Hesse wurde am 2.Juli 1877 in Calw als Sohn eines ehemaligen Missionars geboren und starb am 9.August 1962 in Montagola (Schweiz). Hesse arbeitete in jungen Jahren als Buchhändler und Antiquar und lebte seit 1900 als freier Schriftsteller und Literaturkritiker. In seinen ersten Romanen Unterm Rad (1906) und Peter Camenzind (1904 1961) verarbeitete Hesse die drückenden Erfahrungen der Schulzeit und des Priesterseminars und setzte dagegen das Ideal eines freizügigen Vagabundendaseins. Hier ist bereits der Konflikt von Geist und Natur thematisiert, der sein gesamtes späteres Werk durchzieht. Bei Hesse, der meist zurückgezogen auf dem Lande lebte, ist dieser Gegensatz zugleich als Kritik an der modernen technisierten Welt interpretierbar und besitzt insofern auch eine politische Dimension.

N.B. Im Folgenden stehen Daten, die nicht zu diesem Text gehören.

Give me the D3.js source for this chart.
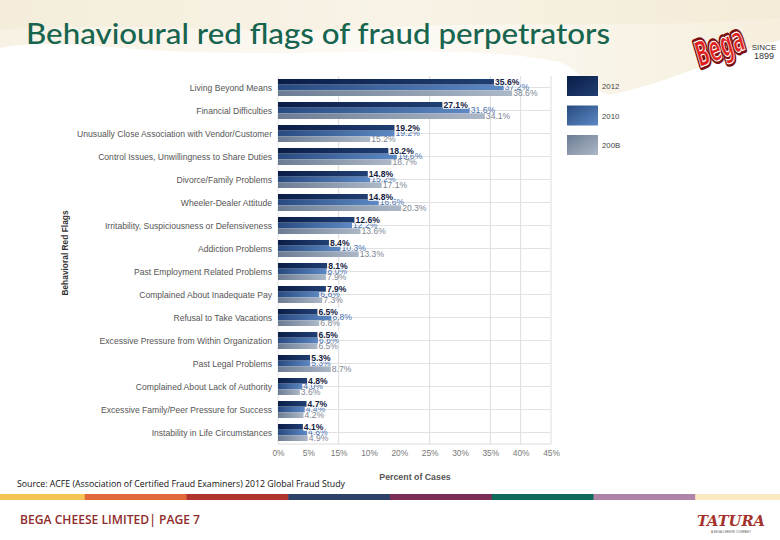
<!DOCTYPE html>
<html>
<head>
<meta charset="utf-8">
<script src="https://cdn.jsdelivr.net/npm/d3@7"></script>
<style>
  html, body { margin: 0; padding: 0; background: #ffffff; }
  svg { display: block; }
</style>
</head>
<body>
<svg id="chart" width="780" height="540"></svg>
<script>
// ---------- DATA ----------
const categories = [
  "Living Beyond Means",
  "Financial Difficulties",
  "Unusually Close Association with Vendor/Customer",
  "Control Issues, Unwillingness to Share Duties",
  "Divorce/Family Problems",
  "Wheeler-Dealer Attitude",
  "Irritability, Suspiciousness or Defensiveness",
  "Addiction Problems",
  "Past Employment Related Problems",
  "Complained About Inadequate Pay",
  "Refusal to Take Vacations",
  "Excessive Pressure from Within Organization",
  "Past Legal Problems",
  "Complained About Lack of Authority",
  "Excessive Family/Peer Pressure for Success",
  "Instability in Life Circumstances"
];
const years = ["2012", "2010", "2008"];
const values2012 = [35.6, 27.1, 19.2, 18.2, 14.8, 14.8, 12.6, 8.4, 8.1, 7.9, 6.5, 6.5, 5.3, 4.8, 4.7, 4.1];
const values2010 = [37.2, 31.6, 19.2, 19.6, 15.2, 16.6, 12.2, 10.3, 8.0, 6.8, 8.8, 6.6, 5.3, 4.0, 4.4, 4.8];
const values2008 = [38.6, 34.1, 15.2, 18.7, 17.1, 20.3, 13.6, 13.3, 7.9, 7.3, 6.8, 6.5, 8.7, 3.6, 4.2, 4.9];
const tickValues = [0, 5, 10, 15, 20, 25, 30, 35, 40, 45];
const tickLabels = ["0%", "5%", "15%", "10%", "20%", "25%", "30%", "35%", "40%", "45%"];
const gridValues = [10, 25, 35, 40, 45];
const legendLabels = ["2012", "2010", "200B"];
const stripColors = ["#f6c356", "#e0683a", "#b0352e", "#2e4169", "#7c2d55", "#0f6b5a", "#b083a8", "#fbe9c2"];

// ---------- SETUP ----------
const svg = d3.select("#chart");
const seriesByYear = { "2012": values2012, "2010": values2010, "2008": values2008 };
const gradStops = {
  "2012": ["#0a1d47", "#213f73"],
  "2010": ["#284a80", "#5d89c4"],
  "2008": ["#6c7c93", "#adb8c7"]
};
const labelColors = { "2012": "#14213f", "2010": "#4b72b0", "2008": "#7d8593" };

const defs = svg.append("defs");
years.forEach(yr => {
  const g = defs.append("linearGradient").attr("id", "g" + yr)
    .attr("x1", "0%").attr("x2", "100%").attr("y1", "0%").attr("y2", "0%");
  g.append("stop").attr("offset", "0%").attr("stop-color", gradStops[yr][0]);
  g.append("stop").attr("offset", "100%").attr("stop-color", gradStops[yr][1]);
  const gl = defs.append("linearGradient").attr("id", "gl" + yr)
    .attr("x1", "0%").attr("x2", "100%").attr("y1", "0%").attr("y2", "100%");
  gl.append("stop").attr("offset", "0%").attr("stop-color", gradStops[yr][0]);
  gl.append("stop").attr("offset", "100%").attr("stop-color", gradStops[yr][1]);
});
const cream = defs.append("linearGradient").attr("id", "cream")
  .attr("x1", "0%").attr("x2", "100%").attr("y1", "0%").attr("y2", "0%");
cream.append("stop").attr("offset", "0%").attr("stop-color", "#f5eddb");
cream.append("stop").attr("offset", "50%").attr("stop-color", "#fcf9f2");
cream.append("stop").attr("offset", "100%").attr("stop-color", "#f3e9d2");

// ---------- BACKGROUND SWOOSH ----------
svg.append("path")
  .attr("d", "M0,0 L780,0 L780,40 C720,55 680,80 610,95 C590,90 580,70 560,62 C450,40 300,60 150,50 C90,46 40,40 0,48 Z")
  .attr("fill", "url(#cream)").attr("opacity", 0.75);
svg.append("path")
  .attr("d", "M0,0 L780,0 L780,18 C650,30 500,20 380,28 C250,36 120,20 0,30 Z")
  .attr("fill", "#efe4cb").attr("opacity", 0.35);

// ---------- TITLE ----------
svg.append("text")
  .attr("x", 26).attr("y", 44)
  .attr("font-family", "Lato, 'Open Sans', sans-serif")
  .attr("font-size", 28).attr("font-weight", 500)
  .attr("fill", "#17644f")
  .attr("textLength", 584).attr("lengthAdjust", "spacingAndGlyphs")
  .text("Behavioural red flags of fraud perpetrators");

// ---------- SCALES ----------
const x = d3.scaleLinear().domain([0, 45]).range([278, 551]);
const y = d3.scaleBand().domain(categories).range([76, 444]).paddingInner(0.26).paddingOuter(0.13);
const ys = d3.scaleBand().domain(years).range([0, y.bandwidth()]);

// ---------- GRID ----------
const grid = svg.append("g");
grid.selectAll("line.v").data(gridValues).join("line")
  .attr("x1", d => x(d)).attr("x2", d => x(d))
  .attr("y1", 76).attr("y2", 444)
  .attr("stroke", "#dcdcdc").attr("stroke-width", 1);
grid.selectAll("line.h").data(categories).join("line")
  .attr("x1", x(0)).attr("x2", x(45))
  .attr("y1", d => y(d) + y.bandwidth() / 2).attr("y2", d => y(d) + y.bandwidth() / 2)
  .attr("stroke", "#e2e2e2").attr("stroke-width", 1);
grid.append("line")
  .attr("x1", x(0)).attr("x2", x(45)).attr("y1", 444).attr("y2", 444)
  .attr("stroke", "#dcdcdc");
grid.append("line")
  .attr("x1", x(0)).attr("x2", x(0)).attr("y1", 76).attr("y2", 444)
  .attr("stroke", "#e4e4e4");

// ---------- BARS ----------
const rows = categories.map((c, i) => ({
  cat: c,
  vals: years.map(yr => ({ yr, v: seriesByYear[yr][i] }))
}));
const groups = svg.append("g").selectAll("g").data(rows).join("g")
  .attr("transform", d => `translate(0,${y(d.cat)})`);
groups.selectAll("rect").data(d => d.vals).join("rect")
  .attr("x", x(0))
  .attr("y", d => ys(d.yr))
  .attr("width", d => x(d.v) - x(0))
  .attr("height", ys.bandwidth())
  .attr("fill", d => `url(#g${d.yr})`);

// ---------- VALUE LABELS ----------
const labelOrder = ["2008", "2010", "2012"];
labelOrder.forEach(yr => {
  groups.each(function(d) {
    const item = d.vals.find(v => v.yr === yr);
    const g = d3.select(this);
    const tx = x(item.v) + 1;
    const ty = ys(yr) + ys.bandwidth() / 2 + 3;
    if (yr === "2012") {
      const t = g.append("text")
        .attr("x", tx).attr("y", ty)
        .attr("font-family", "'Liberation Sans', Arial, sans-serif")
        .attr("font-size", 8.6).attr("font-weight", "bold")
        .attr("fill", labelColors[yr])
        .text(item.v.toFixed(1) + "%");
      const bb = t.node().getBBox();
      g.insert("rect", () => t.node())
        .attr("x", bb.x - 0.5).attr("y", bb.y + 1).attr("width", bb.width + 1).attr("height", bb.height - 2)
        .attr("fill", "#ffffff").attr("opacity", 0.9);
    } else {
      g.append("text")
        .attr("x", tx).attr("y", ty)
        .attr("font-family", "'Liberation Sans', Arial, sans-serif")
        .attr("font-size", 8.6)
        .attr("fill", labelColors[yr])
        .text(item.v.toFixed(1) + "%");
    }
  });
});

// ---------- CATEGORY LABELS ----------
svg.append("g").selectAll("text").data(categories).join("text")
  .attr("x", 272)
  .attr("y", d => y(d) + y.bandwidth() / 2 + 3)
  .attr("text-anchor", "end")
  .attr("font-family", "'Liberation Sans', Arial, sans-serif")
  .attr("font-size", 8.6)
  .attr("fill", "#555555")
  .text(d => d);

// ---------- X AXIS ----------
const xAxis = d3.axisBottom(x).tickValues(tickValues)
  .tickFormat((d, i) => tickLabels[i]).tickSize(0).tickPadding(0);
const ax = svg.append("g").attr("transform", "translate(0,450)").call(xAxis);
ax.select(".domain").remove();
ax.selectAll("text")
  .attr("font-family", "'Liberation Sans', Arial, sans-serif")
  .attr("font-size", 8.4).attr("fill", "#777777").attr("dy", "0.7em");

svg.append("text")
  .attr("x", 415).attr("y", 480).attr("text-anchor", "middle")
  .attr("font-family", "'Liberation Sans', Arial, sans-serif")
  .attr("font-size", 8.8).attr("font-weight", "bold").attr("fill", "#555555")
  .text("Percent of Cases");

svg.append("text")
  .attr("transform", "translate(68,253) rotate(-90)")
  .attr("text-anchor", "middle")
  .attr("font-family", "'Liberation Sans', Arial, sans-serif")
  .attr("font-size", 8.4).attr("font-weight", "bold").attr("fill", "#333333")
  .text("Behavioral Red Flags");

// ---------- LEGEND ----------
const leg = svg.append("g").selectAll("g").data(years).join("g")
  .attr("transform", (d, i) => `translate(567,${76 + i * 29.5})`);
leg.append("rect").attr("width", 31).attr("height", 20).attr("fill", d => `url(#gl${d})`);
leg.append("text").attr("x", 35).attr("y", 13)
  .attr("font-family", "'Liberation Sans', Arial, sans-serif")
  .attr("font-size", 7.8).attr("fill", "#444444")
  .text((d, i) => legendLabels[i]);

// ---------- SOURCE ----------
svg.append("text")
  .attr("x", 17).attr("y", 487)
  .attr("font-family", "'Open Sans', sans-serif")
  .attr("font-size", 8.5).attr("fill", "#111111")
  .attr("textLength", 328).attr("lengthAdjust", "spacingAndGlyphs")
  .text("Source: ACFE (Association of Certified Fraud Examiners) 2012 Global Fraud Study");

// ---------- COLOR STRIP ----------
const stripX = d3.scaleBand().domain(d3.range(stripColors.length)).range([-17, 797]);
svg.append("g").selectAll("rect").data(stripColors).join("rect")
  .attr("x", (d, i) => stripX(i)).attr("y", 494)
  .attr("width", stripX.bandwidth() + 0.5).attr("height", 6)
  .attr("fill", d => d);

// ---------- FOOTER ----------
svg.append("text")
  .attr("x", 20).attr("y", 524)
  .attr("font-family", "'Open Sans', sans-serif")
  .attr("font-size", 13).attr("font-weight", 600).attr("fill", "#8e2b2b")
  .attr("textLength", 180).attr("lengthAdjust", "spacingAndGlyphs")
  .text("BEGA CHEESE LIMITED| PAGE 7");

svg.append("text")
  .attr("x", 697).attr("y", 526)
  .attr("font-family", "'DejaVu Serif', serif")
  .attr("font-size", 15).attr("font-weight", "bold").attr("font-style", "italic")
  .attr("fill", "#a3322c")
  .attr("textLength", 68).attr("lengthAdjust", "spacingAndGlyphs")
  .text("TATURA");
svg.append("text")
  .attr("x", 731).attr("y", 533).attr("text-anchor", "middle")
  .attr("font-family", "'Liberation Sans', sans-serif")
  .attr("font-size", 3).attr("fill", "#666")
  .text("A BEGA CHEESE COMPANY");

// ---------- BEGA LOGO ----------
const logo = svg.append("g").attr("transform", "translate(724,58) rotate(-22) scale(1,1.45)");
logo.append("text").attr("text-anchor", "middle")
  .attr("font-family", "'DejaVu Sans', sans-serif")
  .attr("font-size", 24).attr("font-weight", "bold").attr("font-style", "italic")
  .attr("fill", "none").attr("stroke", "#7a1010").attr("stroke-width", 4.5)
  .attr("stroke-linejoin", "round")
  .attr("textLength", 50).attr("lengthAdjust", "spacingAndGlyphs")
  .text("Bega");
logo.append("text").attr("text-anchor", "middle")
  .attr("font-family", "'DejaVu Sans', sans-serif")
  .attr("font-size", 24).attr("font-weight", "bold").attr("font-style", "italic")
  .attr("fill", "#e0201e").attr("stroke", "#ffffff").attr("stroke-width", 0.8)
  .attr("textLength", 50).attr("lengthAdjust", "spacingAndGlyphs")
  .text("Bega");
svg.append("text").attr("x", 764).attr("y", 50).attr("text-anchor", "middle")
  .attr("font-family", "'Liberation Sans Narrow', 'Liberation Sans', sans-serif")
  .attr("font-size", 8).attr("fill", "#333")
  .text("SINCE");
svg.append("text").attr("x", 764).attr("y", 59).attr("text-anchor", "middle")
  .attr("font-family", "'Liberation Sans Narrow', 'Liberation Sans', sans-serif")
  .attr("font-size", 9).attr("fill", "#333")
  .text("1899");
</script>
</body>
</html>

1923 erwarb Hesse die Schweizer Staatsbürgerschaft. Sein literarisches Werk erhält zunehmend meditative, von der fernöstlichen Philosophie beeinflußte Züge, wie in Siddharta (1922). Seine Beschäftigung mit der Psychoanalyse fand in dem (1919) veröffentlichten Roman Demian literarischen Niederschlag. In der Morgenlandfahrt (1932) trat verstärkt Hesses mystische und letztlich neuromantisch-konservative Disposition zutage, während sein Roman Der Steppenwolf (1927) zumindest formal den Anschluß an die zeitgenössische Literatur hielt. Der Steppenwolf avancierte später mit Siddharta zur Pflichtlektüre der Flower-Power-Generation, wenn auch im Zeichen eines mißverstandenen Individualismus. Ohne autobiographischen Bezug, aber mit ähnlicher Tendenz schilderte Hesse in Narziß und Goldmund (1930) die Zerrissenheit zwischen individuellem Rebellionsdrang und dem Zwang zu spießbürgerlicher Anpassung. In seinem Alterswerk Das Glasperlenspiel (1943) legte Hesse den Entwurf einer poetischen Sozialutopie vor, in der die ihn bedrängenden Probleme eine Lösung erfahren. Seine Prosa wie seine nostalgische, volksliednahe Lyrik weisen Hesse als Nachfahren der Romantiker aus. Die literarische Qualität seiner Texte ist heutzutage eher umstritten, außer Frage stehen hingegen seine kulturkritischen und seine literaturkritischen Verdienste.